Aug. 30, 2007 It appears that chemical warfare has been around a lot longer than poison arrows, mustard gas or nerve weapons -- about 100 million years, give or take a little.
A new study by researchers at Oregon State University has identified a soldier beetle, preserved almost perfectly in amber, which was in the process of using chemical repellents to fight off an attacker when an oozing flow of sap preserved the struggle for eternity.
The discovery is the earliest fossil record of a chemical defense response, scientists say, and indicates that this type of protective mechanism -- now common in the insect world and among other animal species -- has been around for more than 100 million years. It's a sophisticated form of defense that clearly was in good working order while dinosaurs still roamed the Earth.
"The chance of these circumstances all coming together at the exact right second was pretty slim," said George Poinar, Jr., a courtesy professor of zoology at OSU and one of the world's leading experts on distant life forms preserved in amber. "You have a prehistoric insect being attacked, using its defenses to ward off the predator and the whole event becoming captured in action as sap flowed down a tree. It's quite remarkable."
The beetle was a small insect, about one-quarter inch long, which may have been in the process of becoming lunch for a giant roach or some other larger insect that apparently was 2-3 inches long, judging by the length of an antenna from the other insect also found in the specimen. The other insect either escaped the sap or was preserved in a different piece of amber, in these samples of Burmese amber that came from the Hukawng Valley in Myanmar.
"This particular insect is now extinct, but the broader family of soldier beetles still exists, and they still use this same type of chemical defense mechanism," Poinar said. "That this type of defense has been preserved through 100 million years of evolution is evidence that it works pretty well."

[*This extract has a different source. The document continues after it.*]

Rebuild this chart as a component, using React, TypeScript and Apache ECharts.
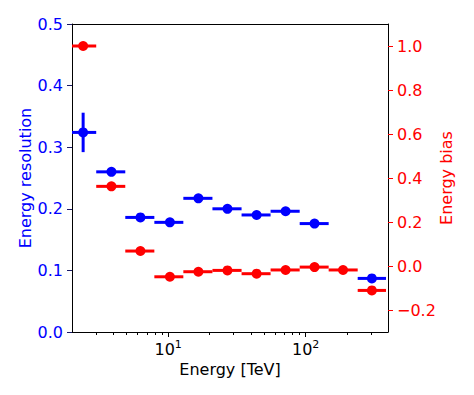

At the time of this event in the Early Cretaceous Period, huge animals such as dinosaurs still dominated the Earth, but scurrying beneath them were early mammals and large numbers of terrestrial invertebrates, such as these insects. Soldier beetles, then as now, were omnivores that lived on things like aphids, other tiny insects or plant pollen. Among other things, this finding pushes back the known existence of this type of beetle by about 60 million years. And at that distant time, they had already evolved ways to defend themselves.
"This beetle was able to exude a sticky chemical substance that was irritating to potential predators, and caused them to go away or leave it alone," Poinar said. "It could even conserve its excretions and control the direction of the defense; in other words, produce the substance only on its left rear side if that was where the attack was coming from."
Building on these types of early defense mechanisms, Poinar said, modern insects now have a wide range of defensive chemical arsenals -- things that are distasteful, nauseating or caustic, from chemicals such as phenols, aldehydes and ketones. Some contemporary soldier beetles can produce types of carboxylic acid, as well as triglycerides and glyceride esters.
In insects, these types of defensive mechanisms are often a key to their survival.
Amber provides a unique mechanism to preserve specimens such as this. Beginning as viscous sap from certain kinds of trees, it can trap small animals or other materials, acts as a natural embalming agent, and eventually can turn into a semi-precious stone that displays these ancient life forms in nearly perfect, three-dimensional form. The phenomena has been invaluable in scientific and other ecological research, allowing experts to help re-create more accurate pictures of ancient ecosystems based on the insect life that lived then.
"Insects give us a fascinating window to the world, and they are survivors," Poinar said. "This particular species lived right on through the K-T Boundary at 65 million years ago, when the dinosaurs and many other species disappeared."
"These insects were here a long time before humans, and we can learn a great deal from their remains," he said. "And they'll probably still be here a long time after our species is gone."
The findings were just published in the Journal of Chemical Ecology.